§ **Given request**
Reproduce all the lines exactly as they stand, apart from the pictures.

——————————

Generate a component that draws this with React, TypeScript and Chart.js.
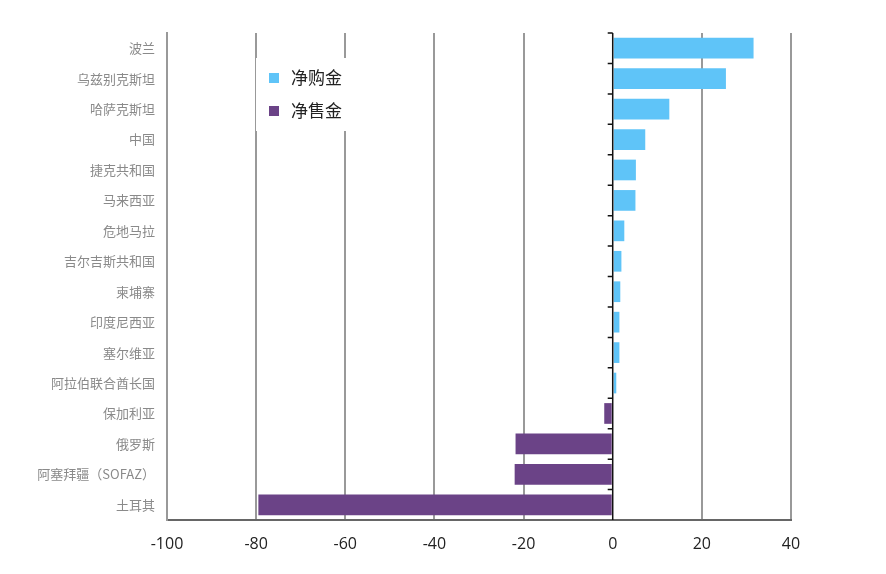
import React, { useEffect, useRef } from 'react';
import { Chart, registerables } from 'chart.js';

Chart.register(...registerables);

const countries = [
  '波兰', '乌兹别克斯坦', '哈萨克斯坦', '中国', '捷克共和国', '马来西亚', '危地马拉',
  '吉尔吉斯共和国', '柬埔寨', '印度尼西亚', '塞尔维亚', '阿拉伯联合酋长国',
  '保加利亚', '俄罗斯', '阿塞拜疆（SOFAZ）', '土耳其',
];

// 净购金 (net purchases), null where the country was a net seller
const netPurchases = [31.6, 25.4, 12.7, 7.3, 5.2, 5.1, 2.6, 1.95, 1.7, 1.5, 1.5, 0.8, null, null, null, null];
// 净售金 (net sales)
const netSales = [null, null, null, null, null, null, null, null, null, null, null, null, -1.9, -21.8, -22, -79.5];

const xTicks = [-100, -80, -60, -40, -20, 0, 20, 40];

const BLUE = '#5fc4f8';
const PURPLE = '#6b4387';

// zero line with small tick marks at category boundaries
const zeroLinePlugin = {
  id: 'zeroLine',
  afterDatasetsDraw(chart: any) {
    const { ctx, scales } = chart;
    const x0 = scales.x.getPixelForValue(0);
    const y = scales.y;
    ctx.save();
    ctx.strokeStyle = '#111';
    ctx.lineWidth = 1.5;
    ctx.beginPath();
    ctx.moveTo(x0, chart.chartArea.top);
    ctx.lineTo(x0, chart.chartArea.bottom);
    const n = chart.data.labels.length;
    for (let i = 0; i < n; i++) {
      const yy = y.getPixelForValue(i) - (y.getPixelForValue(1) - y.getPixelForValue(0)) / 2;
      ctx.moveTo(x0 - 5, yy);
      ctx.lineTo(x0, yy);
    }
    ctx.stroke();
    ctx.restore();
  },
};

// legend box floating inside the plot
const boxLegendPlugin = {
  id: 'boxLegend',
  afterDraw(chart: any) {
    const { ctx } = chart;
    const left = 256;
    const top = 58;
    ctx.save();
    ctx.fillStyle = '#fff';
    ctx.fillRect(left, top, 94, 73);
    ctx.font = '17px "Noto Sans CJK SC", sans-serif';
    ctx.textBaseline = 'middle';
    chart.data.datasets.forEach((ds: any, i: number) => {
      const cy = top + 20 + i * 33;
      ctx.fillStyle = ds.backgroundColor;
      ctx.fillRect(left + 13, cy - 5, 10, 10);
      ctx.fillStyle = '#222';
      ctx.fillText(ds.label, left + 35, cy);
    });
    ctx.restore();
  },
};

export default function App() {
  const chartRef = useRef<HTMLCanvasElement>(null);
  const chartInstance = useRef<Chart | null>(null);

  useEffect(() => {
    if (!chartRef.current) return;
    if (chartInstance.current) chartInstance.current.destroy();
    const ctx = chartRef.current.getContext('2d');
    if (!ctx) return;

    chartInstance.current = new Chart(ctx, {
      type: 'bar',
      data: {
        labels: countries,
        datasets: [
          { label: '净购金', data: netPurchases, backgroundColor: BLUE },
          { label: '净售金', data: netSales, backgroundColor: PURPLE },
        ],
      },
      plugins: [zeroLinePlugin, boxLegendPlugin],
      options: {
        indexAxis: 'y',
        animation: false,
        responsive: true,
        maintainAspectRatio: false,
        layout: { padding: { top: 33, right: 95, left: 0, bottom: 0 } },
        plugins: {
          legend: { display: false },
          tooltip: { enabled: false },
        },
        datasets: {
          bar: { barPercentage: 0.68, categoryPercentage: 1 },
        },
        scales: {
          x: {
            min: -100,
            max: 40,
            stacked: true,
            afterBuildTicks: (scale: any) => {
              scale.ticks = xTicks.map(v => ({ value: v }));
            },
            afterFit: (scale: any) => {
              scale.height = 54;
            },
            border: { display: true, color: '#666', width: 2 },
            grid: {
              color: (c: any) => (c.tick && c.tick.value === 0 ? 'rgba(0,0,0,0)' : '#999'),
              lineWidth: 2,
              drawTicks: false,
            },
            ticks: {
              color: '#222',
              padding: 15,
              font: { family: '"Open Sans", "Noto Sans", sans-serif', size: 16 },
            },
          },
          y: {
            stacked: true,
            afterFit: (scale: any) => {
              scale.width = 167;
            },
            border: { display: true, color: '#999', width: 2 },
            grid: { display: false },
            ticks: {
              color: '#8a8a8a',
              padding: 4,
              font: { family: '"Noto Sans CJK SC", sans-serif', size: 13 },
            },
          },
        },
      },
    });

    return () => {
      if (chartInstance.current) {
        chartInstance.current.destroy();
        chartInstance.current = null;
      }
    };
  }, []);

  return (
    <div style={{ position: 'fixed', left: 0, top: 0, width: 886, height: 574, background: '#fff' }}>
      <canvas ref={chartRef}></canvas>
    </div>
  );
}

——————————

§ **Solution for this task**
Generate a component that draws this with React, TypeScript and Chart.js.
import React, { useEffect, useRef } from 'react';
import { Chart, registerables } from 'chart.js';

Chart.register(...registerables);

const countries = [
  '波兰', '乌兹别克斯坦', '哈萨克斯坦', '中国', '捷克共和国', '马来西亚', '危地马拉',
  '吉尔吉斯共和国', '柬埔寨', '印度尼西亚', '塞尔维亚', '阿拉伯联合酋长国',
  '保加利亚', '俄罗斯', '阿塞拜疆（SOFAZ）', '土耳其',
];

// 净购金 (net purchases), null where the country was a net seller
const netPurchases = [31.6, 25.4, 12.7, 7.3, 5.2, 5.1, 2.6, 1.95, 1.7, 1.5, 1.5, 0.8, null, null, null, null];
// 净售金 (net sales)
const netSales = [null, null, null, null, null, null, null, null, null, null, null, null, -1.9, -21.8, -22, -79.5];

const xTicks = [-100, -80, -60, -40, -20, 0, 20, 40];

const BLUE = '#5fc4f8';
const PURPLE = '#6b4387';

// zero line with small tick marks at category boundaries
const zeroLinePlugin = {
  id: 'zeroLine',
  afterDatasetsDraw(chart: any) {
    const { ctx, scales } = chart;
    const x0 = scales.x.getPixelForValue(0);
    const y = scales.y;
    ctx.save();
    ctx.strokeStyle = '#111';
    ctx.lineWidth = 1.5;
    ctx.beginPath();
    ctx.moveTo(x0, chart.chartArea.top);
    ctx.lineTo(x0, chart.chartArea.bottom);
    const n = chart.data.labels.length;
    for (let i = 0; i < n; i++) {
      const yy = y.getPixelForValue(i) - (y.getPixelForValue(1) - y.getPixelForValue(0)) / 2;
      ctx.moveTo(x0 - 5, yy);
      ctx.lineTo(x0, yy);
    }
    ctx.stroke();
    ctx.restore();
  },
};

// legend box floating inside the plot
const boxLegendPlugin = {
  id: 'boxLegend',
  afterDraw(chart: any) {
    const { ctx } = chart;
    const left = 256;
    const top = 58;
    ctx.save();
    ctx.fillStyle = '#fff';
    ctx.fillRect(left, top, 94, 73);
    ctx.font = '17px "Noto Sans CJK SC", sans-serif';
    ctx.textBaseline = 'middle';
    chart.data.datasets.forEach((ds: any, i: number) => {
      const cy = top + 20 + i * 33;
      ctx.fillStyle = ds.backgroundColor;
      ctx.fillRect(left + 13, cy - 5, 10, 10);
      ctx.fillStyle = '#222';
      ctx.fillText(ds.label, left + 35, cy);
    });
    ctx.restore();
  },
};

export default function App() {
  const chartRef = useRef<HTMLCanvasElement>(null);
  const chartInstance = useRef<Chart | null>(null);

  useEffect(() => {
    if (!chartRef.current) return;
    if (chartInstance.current) chartInstance.current.destroy();
    const ctx = chartRef.current.getContext('2d');
    if (!ctx) return;

    chartInstance.current = new Chart(ctx, {
      type: 'bar',
      data: {
        labels: countries,
        datasets: [
          { label: '净购金', data: netPurchases, backgroundColor: BLUE },
          { label: '净售金', data: netSales, backgroundColor: PURPLE },
        ],
      },
      plugins: [zeroLinePlugin, boxLegendPlugin],
      options: {
        indexAxis: 'y',
        animation: false,
        responsive: true,
        maintainAspectRatio: false,
        layout: { padding: { top: 33, right: 95, left: 0, bottom: 0 } },
        plugins: {
          legend: { display: false },
          tooltip: { enabled: false },
        },
        datasets: {
          bar: { barPercentage: 0.68, categoryPercentage: 1 },
        },
        scales: {
          x: {
            min: -100,
            max: 40,
            stacked: true,
            afterBuildTicks: (scale: any) => {
              scale.ticks = xTicks.map(v => ({ value: v }));
            },
            afterFit: (scale: any) => {
              scale.height = 54;
            },
            border: { display: true, color: '#666', width: 2 },
            grid: {
              color: (c: any) => (c.tick && c.tick.value === 0 ? 'rgba(0,0,0,0)' : '#999'),
              lineWidth: 2,
              drawTicks: false,
            },
            ticks: {
              color: '#222',
              padding: 15,
              font: { family: '"Open Sans", "Noto Sans", sans-serif', size: 16 },
            },
          },
          y: {
            stacked: true,
            afterFit: (scale: any) => {
              scale.width = 167;
            },
            border: { display: true, color: '#999', width: 2 },
            grid: { display: false },
            ticks: {
              color: '#8a8a8a',
              padding: 4,
              font: { family: '"Noto Sans CJK SC", sans-serif', size: 13 },
            },
          },
        },
      },
    });

    return () => {
      if (chartInstance.current) {
        chartInstance.current.destroy();
        chartInstance.current = null;
      }
    };
  }, []);

  return (
    <div style={{ position: 'fixed', left: 0, top: 0, width: 886, height: 574, background: '#fff' }}>
      <canvas ref={chartRef}></canvas>
    </div>
  );
}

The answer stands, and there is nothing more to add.